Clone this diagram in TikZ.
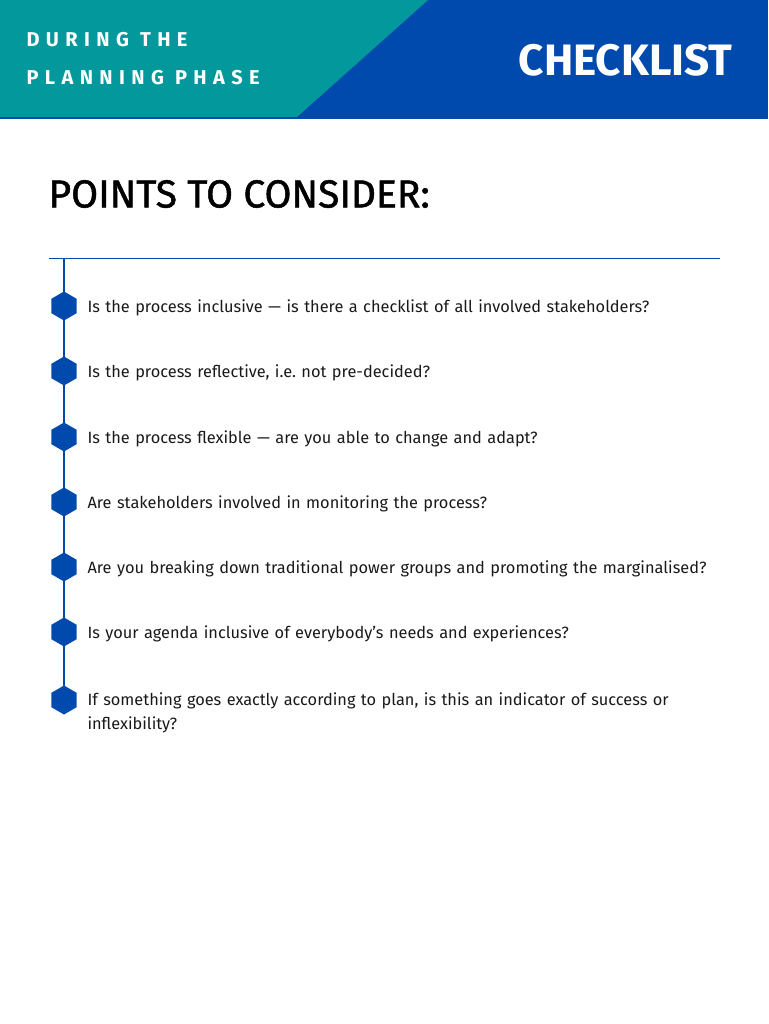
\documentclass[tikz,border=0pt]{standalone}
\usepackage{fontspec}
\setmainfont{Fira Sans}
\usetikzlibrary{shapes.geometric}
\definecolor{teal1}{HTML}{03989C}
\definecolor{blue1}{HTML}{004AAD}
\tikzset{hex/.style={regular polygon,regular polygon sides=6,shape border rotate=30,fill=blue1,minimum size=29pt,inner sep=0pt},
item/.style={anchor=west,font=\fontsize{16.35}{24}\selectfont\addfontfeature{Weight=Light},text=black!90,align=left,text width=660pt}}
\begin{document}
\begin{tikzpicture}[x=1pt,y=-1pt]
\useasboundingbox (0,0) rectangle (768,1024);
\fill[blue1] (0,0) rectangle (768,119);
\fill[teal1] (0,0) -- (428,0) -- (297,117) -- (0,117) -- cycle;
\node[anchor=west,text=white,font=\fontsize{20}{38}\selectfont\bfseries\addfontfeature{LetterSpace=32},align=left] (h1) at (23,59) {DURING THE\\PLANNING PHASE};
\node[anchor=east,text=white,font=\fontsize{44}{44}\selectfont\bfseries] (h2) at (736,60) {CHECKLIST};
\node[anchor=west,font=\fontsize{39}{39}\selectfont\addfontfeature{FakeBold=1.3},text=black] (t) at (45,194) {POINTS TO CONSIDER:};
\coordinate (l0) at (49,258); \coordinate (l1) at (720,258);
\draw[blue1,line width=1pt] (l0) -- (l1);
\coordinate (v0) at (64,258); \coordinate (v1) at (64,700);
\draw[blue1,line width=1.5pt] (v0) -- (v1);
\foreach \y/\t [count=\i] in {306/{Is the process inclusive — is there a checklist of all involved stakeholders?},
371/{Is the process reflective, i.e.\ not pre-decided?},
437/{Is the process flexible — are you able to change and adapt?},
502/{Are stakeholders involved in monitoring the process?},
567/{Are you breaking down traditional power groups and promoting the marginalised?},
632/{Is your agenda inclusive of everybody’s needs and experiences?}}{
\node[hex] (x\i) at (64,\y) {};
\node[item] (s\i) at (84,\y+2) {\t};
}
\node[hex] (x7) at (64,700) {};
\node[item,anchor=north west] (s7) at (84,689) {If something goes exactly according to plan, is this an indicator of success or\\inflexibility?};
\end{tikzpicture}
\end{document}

==========

Problem to solve:
Pictures excluded, quote all the data above exactly.

Answer to this exercise:
Clone this diagram in TikZ.
\documentclass[tikz,border=0pt]{standalone}
\usepackage{fontspec}
\setmainfont{Fira Sans}
\usetikzlibrary{shapes.geometric}
\definecolor{teal1}{HTML}{03989C}
\definecolor{blue1}{HTML}{004AAD}
\tikzset{hex/.style={regular polygon,regular polygon sides=6,shape border rotate=30,fill=blue1,minimum size=29pt,inner sep=0pt},
item/.style={anchor=west,font=\fontsize{16.35}{24}\selectfont\addfontfeature{Weight=Light},text=black!90,align=left,text width=660pt}}
\begin{document}
\begin{tikzpicture}[x=1pt,y=-1pt]
\useasboundingbox (0,0) rectangle (768,1024);
\fill[blue1] (0,0) rectangle (768,119);
\fill[teal1] (0,0) -- (428,0) -- (297,117) -- (0,117) -- cycle;
\node[anchor=west,text=white,font=\fontsize{20}{38}\selectfont\bfseries\addfontfeature{LetterSpace=32},align=left] (h1) at (23,59) {DURING THE\\PLANNING PHASE};
\node[anchor=east,text=white,font=\fontsize{44}{44}\selectfont\bfseries] (h2) at (736,60) {CHECKLIST};
\node[anchor=west,font=\fontsize{39}{39}\selectfont\addfontfeature{FakeBold=1.3},text=black] (t) at (45,194) {POINTS TO CONSIDER:};
\coordinate (l0) at (49,258); \coordinate (l1) at (720,258);
\draw[blue1,line width=1pt] (l0) -- (l1);
\coordinate (v0) at (64,258); \coordinate (v1) at (64,700);
\draw[blue1,line width=1.5pt] (v0) -- (v1);
\foreach \y/\t [count=\i] in {306/{Is the process inclusive — is there a checklist of all involved stakeholders?},
371/{Is the process reflective, i.e.\ not pre-decided?},
437/{Is the process flexible — are you able to change and adapt?},
502/{Are stakeholders involved in monitoring the process?},
567/{Are you breaking down traditional power groups and promoting the marginalised?},
632/{Is your agenda inclusive of everybody’s needs and experiences?}}{
\node[hex] (x\i) at (64,\y) {};
\node[item] (s\i) at (84,\y+2) {\t};
}
\node[hex] (x7) at (64,700) {};
\node[item,anchor=north west] (s7) at (84,689) {If something goes exactly according to plan, is this an indicator of success or\\inflexibility?};
\end{tikzpicture}
\end{document}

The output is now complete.